The second way involves special mounting hardware or a quick-clip attachment that comes included with some tool bags. When fastening the bag, you will need to use the click-in-dock method. You may also need to use additional tools, such as Allen wrenches, to tighten the bolts.
Patrick Wise from Bike Shepherd provides a step-by-step guide for attaching a saddlebag under the bike seat.
The best way to carry a mountain bike tool bag is to mount it directly on your bike. Image Source: Amazon.
Bottle Cage On the Top Tube
Some bike tool bags fit into regular bottle cages. If you have a bottle cage attached to the inner tube of your bike these types of tool bags can be put in there instead of a bottle. For detailed instructions on how to install a bottle cage onto your mountain bike, watch this YouTube video by Live to Play Sports. This tool bag with a sealed zipper is compatible with regular bottle cages that you can mount on the bike frame.
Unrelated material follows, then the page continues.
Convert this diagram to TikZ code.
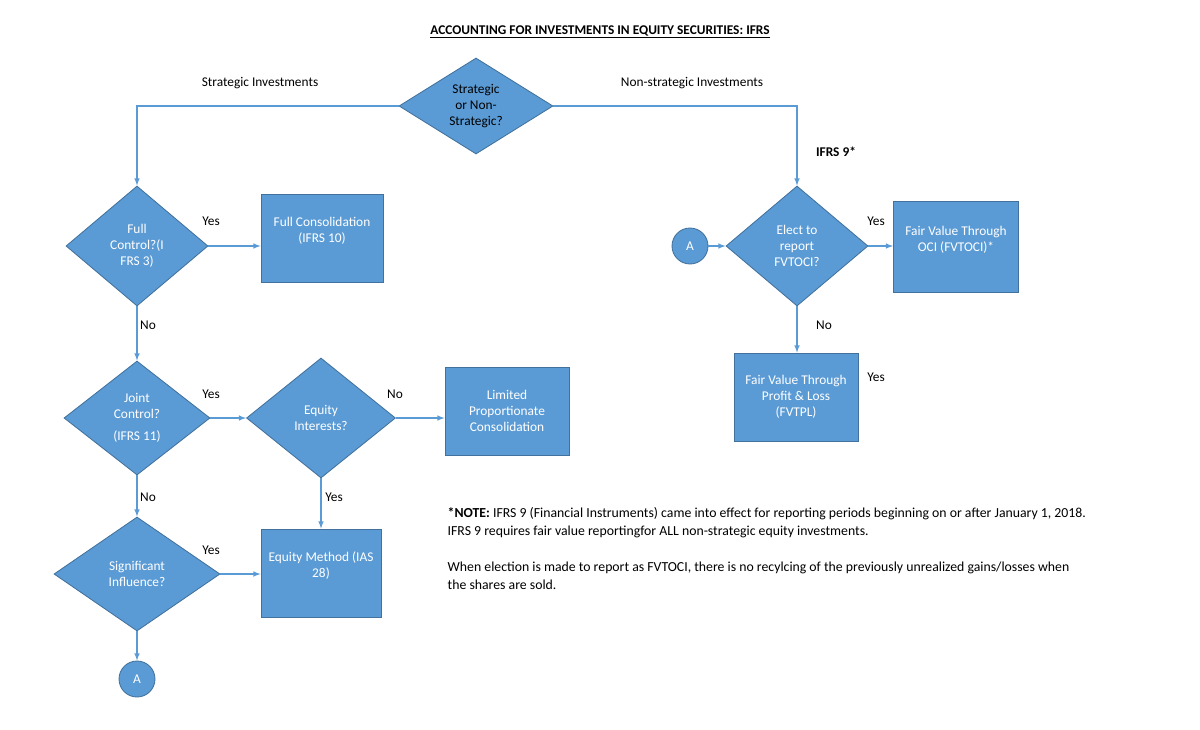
\documentclass[tikz,border=0pt]{standalone}
\usepackage{fontspec}
\setmainfont{Carlito}
\usepackage{tikz}
\usetikzlibrary{shapes.geometric, arrows}
\definecolor{officeblue}{HTML}{5B9BD5}
\definecolor{officeedge}{HTML}{41719C}
\newcommand{\px}{0.025cm}
\tikzset{
	>=latex, % small filled arrow heads
	flow/.style={->, draw=officeblue, line width=0.8pt}, % connectors
	decision/.style={diamond, aspect=1.2, inner sep=0pt, fill=officeblue, draw=officeedge, line width=0.6pt, text=white, align=center, font=\fontsize{9.5}{11.4}\selectfont},
	outcome/.style={rectangle, fill=officeblue, draw=officeedge, line width=0.6pt, text=white, align=center, minimum width=122*\px, minimum height=88*\px, font=\fontsize{9.5}{11.4}\selectfont},
	connector/.style={circle, fill=officeblue, draw=officeedge, line width=0.6pt, text=white, minimum size=36*\px, inner sep=0pt, font=\fontsize{9.5}{11.4}\selectfont},
	tag/.style={font=\fontsize{9.5}{11.4}\selectfont, inner sep=1pt},
}
\begin{document}
\begin{tikzpicture}[x=\px, y=-\px]
	\useasboundingbox (0,0) rectangle (1200,729);
	% title and branch captions
	\node[tag] (title) at (600,32) {\underline{\textbf{ACCOUNTING FOR INVESTMENTS IN EQUITY SECURITIES: IFRS}}};
	\node[tag] (strat) at (260,83) {Strategic Investments};
	\node[tag] (nonstrat) at (692,83) {Non-strategic Investments};
	\node[tag, font=\bfseries\fontsize{9.5}{11.4}\selectfont] (ifrs9) at (836,152) {IFRS 9*};
	% decisions
	\node[decision, aspect=1.6, text=black, minimum width=154*\px, minimum height=96*\px] (top) at (476,106) {Strategic\\or Non-\\Strategic?};
	\node[decision, minimum width=142*\px, minimum height=120*\px] (full) at (137,246) {Full\\Control?(I\\FRS 3)};
	\node[decision, minimum width=146*\px, minimum height=114*\px] (joint) at (137,418) {Joint\\Control?\\[4pt](IFRS 11)};
	\node[decision, minimum width=149*\px, minimum height=120*\px] (equity) at (321,418) {Equity\\Interests?};
	\node[decision, minimum width=166*\px, minimum height=114*\px] (signif) at (137,574) {Significant\\Influence?};
	\node[decision, minimum width=142*\px, minimum height=120*\px] (elect) at (797,246) {Elect to\\report\\FVTOCI?};
	% outcomes
	\node[outcome] (fullcons) at (322,238) {Full Consolidation\\(IFRS 10)\\\mbox{}};
	\node[outcome, minimum width=124*\px] (limited) at (507,411) {Limited\\Proportionate\\Consolidation};
	\node[outcome, minimum width=120*\px] (eqmethod) at (321,573) {Equity Method (IAS\\28)\\\mbox{}};
	\node[outcome, minimum width=125*\px, minimum height=91*\px] (fvoci) at (956,247) {Fair Value Through\\OCI (FVTOCI)*\\\mbox{}};
	\node[outcome, minimum width=124*\px] (fvtpl) at (796,397) {Fair Value Through\\Profit \& Loss\\(FVTPL)};
	% off-page connectors
	\node[connector] (Aout) at (137,679) {A};
	\node[connector] (Ain) at (690,246) {A};
	% edges
	\draw[flow] (top.west) -| (full.north);
	\draw[flow] (top.east) -| (elect.north);
	\draw[flow] (full.east) -- (full.east -| fullcons.west);
	\draw[flow] (full.south) -- (joint.north);
	\draw[flow] (joint.east) -- (equity.west);
	\draw[flow] (equity.east) -- (equity.east -| limited.west);
	\draw[flow] (equity.south) -- (equity.south |- eqmethod.north);
	\draw[flow] (joint.south) -- (signif.north);
	\draw[flow] (signif.east) -- (signif.east -| eqmethod.west);
	\draw[flow] (signif.south) -- (Aout.north);
	\draw[flow] (Ain.east) -- (elect.west);
	\draw[flow] (elect.east) -- (elect.east -| fvoci.west);
	\draw[flow] (elect.south) -- (elect.south |- fvtpl.north);
	% edge labels
	\node[tag] (yes1) at (211,221) {Yes};
	\node[tag] (no1) at (148,325) {No};
	\node[tag] (yes2) at (211,394) {Yes};
	\node[tag] (no2) at (395,394) {No};
	\node[tag] (yes3) at (334,497) {Yes};
	\node[tag] (no3) at (148,497) {No};
	\node[tag] (yes4) at (211,550) {Yes};
	\node[tag] (yes5) at (876,221) {Yes};
	\node[tag] (no4) at (824,325) {No};
	\node[tag] (yes6) at (876,377) {Yes};
	% note
	\node[tag, anchor=north west, align=left, font=\fontsize{9.8}{12.8}\selectfont] (note) at (446,506)
	{\textbf{*NOTE:} IFRS 9 (Financial Instruments) came into effect for reporting periods beginning on or after January 1, 2018.\\
	IFRS 9 requires fair value reportingfor ALL non-strategic equity investments.\\[12.8pt]
	When election is made to report as FVTOCI, there is no recylcing of the previously unrealized gains/losses when\\
	the shares are sold.};
\end{tikzpicture}
\end{document}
By installing a bottle cage on the inner tube, you can carry a bottle-shaped bike tool bag. Image source: Amazon.
Hidden In the Steerer
If you are not happy with how your bike looks after mounting a tool bag on it, you should consider hiding your tool kit in the steerer. To do so, you will first need to get a special stealth tool kit. This EDC tool by OneUp Components is an example of a stealth mountain bike tool kit that slides into the inner hole of the steerer. For a step-by-step guide on how to install the EDC tool onto your mountain bike steerer, watch this YouTube video by The Lost Co.
Mounted on the Rear Rack
Another way to attach a tool bag to your bike is to mount it directly on the rear rack. This option works for pannier bags that feature special rack clips that ensure secure attachment. In some cases, pannier bags also come with regular straps or Velcro fastenings that can be tied around the rear rack.